TASK TO COMPLETE: Print the listing as it stands, omitting all images.

-- Start DATA LINES --

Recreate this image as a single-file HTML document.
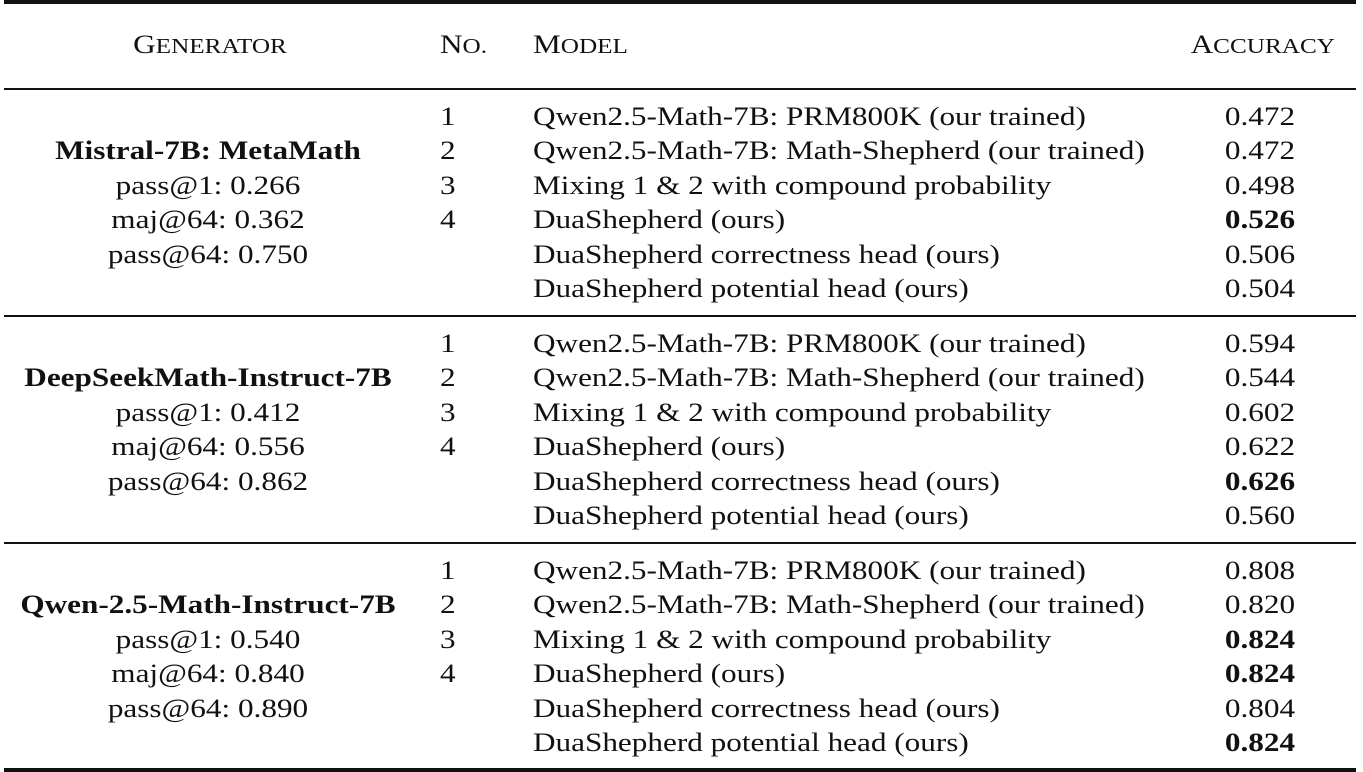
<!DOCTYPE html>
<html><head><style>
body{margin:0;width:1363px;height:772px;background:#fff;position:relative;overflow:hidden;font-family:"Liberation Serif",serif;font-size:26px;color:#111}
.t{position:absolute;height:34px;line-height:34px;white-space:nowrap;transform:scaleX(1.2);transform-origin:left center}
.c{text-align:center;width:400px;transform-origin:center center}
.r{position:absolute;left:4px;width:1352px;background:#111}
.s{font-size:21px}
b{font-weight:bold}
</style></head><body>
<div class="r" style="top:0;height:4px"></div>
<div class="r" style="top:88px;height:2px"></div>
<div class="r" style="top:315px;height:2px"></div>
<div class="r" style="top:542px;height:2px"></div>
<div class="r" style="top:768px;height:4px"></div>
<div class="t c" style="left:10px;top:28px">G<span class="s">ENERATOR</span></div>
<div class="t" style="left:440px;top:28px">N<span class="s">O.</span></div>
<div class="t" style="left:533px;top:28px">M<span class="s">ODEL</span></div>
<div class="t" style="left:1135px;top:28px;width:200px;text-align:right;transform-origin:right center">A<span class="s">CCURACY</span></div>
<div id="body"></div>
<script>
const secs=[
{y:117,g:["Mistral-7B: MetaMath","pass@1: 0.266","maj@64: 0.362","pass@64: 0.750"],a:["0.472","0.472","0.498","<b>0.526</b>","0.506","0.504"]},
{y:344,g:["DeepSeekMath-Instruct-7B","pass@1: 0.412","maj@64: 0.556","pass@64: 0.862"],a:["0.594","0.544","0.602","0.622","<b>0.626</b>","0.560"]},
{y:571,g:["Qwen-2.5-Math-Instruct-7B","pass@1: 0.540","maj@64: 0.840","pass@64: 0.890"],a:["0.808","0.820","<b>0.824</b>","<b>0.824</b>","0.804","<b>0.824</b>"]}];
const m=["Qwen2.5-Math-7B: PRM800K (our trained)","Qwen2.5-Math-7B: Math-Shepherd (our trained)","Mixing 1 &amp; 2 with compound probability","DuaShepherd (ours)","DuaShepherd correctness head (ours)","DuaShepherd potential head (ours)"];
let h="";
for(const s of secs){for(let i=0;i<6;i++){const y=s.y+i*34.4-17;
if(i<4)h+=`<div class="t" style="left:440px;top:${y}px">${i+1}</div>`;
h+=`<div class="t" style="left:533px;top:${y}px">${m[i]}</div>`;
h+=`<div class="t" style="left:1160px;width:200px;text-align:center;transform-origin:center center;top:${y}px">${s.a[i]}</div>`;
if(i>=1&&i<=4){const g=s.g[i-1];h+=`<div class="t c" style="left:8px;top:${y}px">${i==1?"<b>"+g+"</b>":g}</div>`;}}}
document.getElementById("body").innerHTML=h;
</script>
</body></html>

-- End DATA LINES --

FINAL RESULT:
Recreate this image as a single-file HTML document.
<!DOCTYPE html>
<html><head><style>
body{margin:0;width:1363px;height:772px;background:#fff;position:relative;overflow:hidden;font-family:"Liberation Serif",serif;font-size:26px;color:#111}
.t{position:absolute;height:34px;line-height:34px;white-space:nowrap;transform:scaleX(1.2);transform-origin:left center}
.c{text-align:center;width:400px;transform-origin:center center}
.r{position:absolute;left:4px;width:1352px;background:#111}
.s{font-size:21px}
b{font-weight:bold}
</style></head><body>
<div class="r" style="top:0;height:4px"></div>
<div class="r" style="top:88px;height:2px"></div>
<div class="r" style="top:315px;height:2px"></div>
<div class="r" style="top:542px;height:2px"></div>
<div class="r" style="top:768px;height:4px"></div>
<div class="t c" style="left:10px;top:28px">G<span class="s">ENERATOR</span></div>
<div class="t" style="left:440px;top:28px">N<span class="s">O.</span></div>
<div class="t" style="left:533px;top:28px">M<span class="s">ODEL</span></div>
<div class="t" style="left:1135px;top:28px;width:200px;text-align:right;transform-origin:right center">A<span class="s">CCURACY</span></div>
<div id="body"></div>
<script>
const secs=[
{y:117,g:["Mistral-7B: MetaMath","pass@1: 0.266","maj@64: 0.362","pass@64: 0.750"],a:["0.472","0.472","0.498","<b>0.526</b>","0.506","0.504"]},
{y:344,g:["DeepSeekMath-Instruct-7B","pass@1: 0.412","maj@64: 0.556","pass@64: 0.862"],a:["0.594","0.544","0.602","0.622","<b>0.626</b>","0.560"]},
{y:571,g:["Qwen-2.5-Math-Instruct-7B","pass@1: 0.540","maj@64: 0.840","pass@64: 0.890"],a:["0.808","0.820","<b>0.824</b>","<b>0.824</b>","0.804","<b>0.824</b>"]}];
const m=["Qwen2.5-Math-7B: PRM800K (our trained)","Qwen2.5-Math-7B: Math-Shepherd (our trained)","Mixing 1 &amp; 2 with compound probability","DuaShepherd (ours)","DuaShepherd correctness head (ours)","DuaShepherd potential head (ours)"];
let h="";
for(const s of secs){for(let i=0;i<6;i++){const y=s.y+i*34.4-17;
if(i<4)h+=`<div class="t" style="left:440px;top:${y}px">${i+1}</div>`;
h+=`<div class="t" style="left:533px;top:${y}px">${m[i]}</div>`;
h+=`<div class="t" style="left:1160px;width:200px;text-align:center;transform-origin:center center;top:${y}px">${s.a[i]}</div>`;
if(i>=1&&i<=4){const g=s.g[i-1];h+=`<div class="t c" style="left:8px;top:${y}px">${i==1?"<b>"+g+"</b>":g}</div>`;}}}
document.getElementById("body").innerHTML=h;
</script>
</body></html>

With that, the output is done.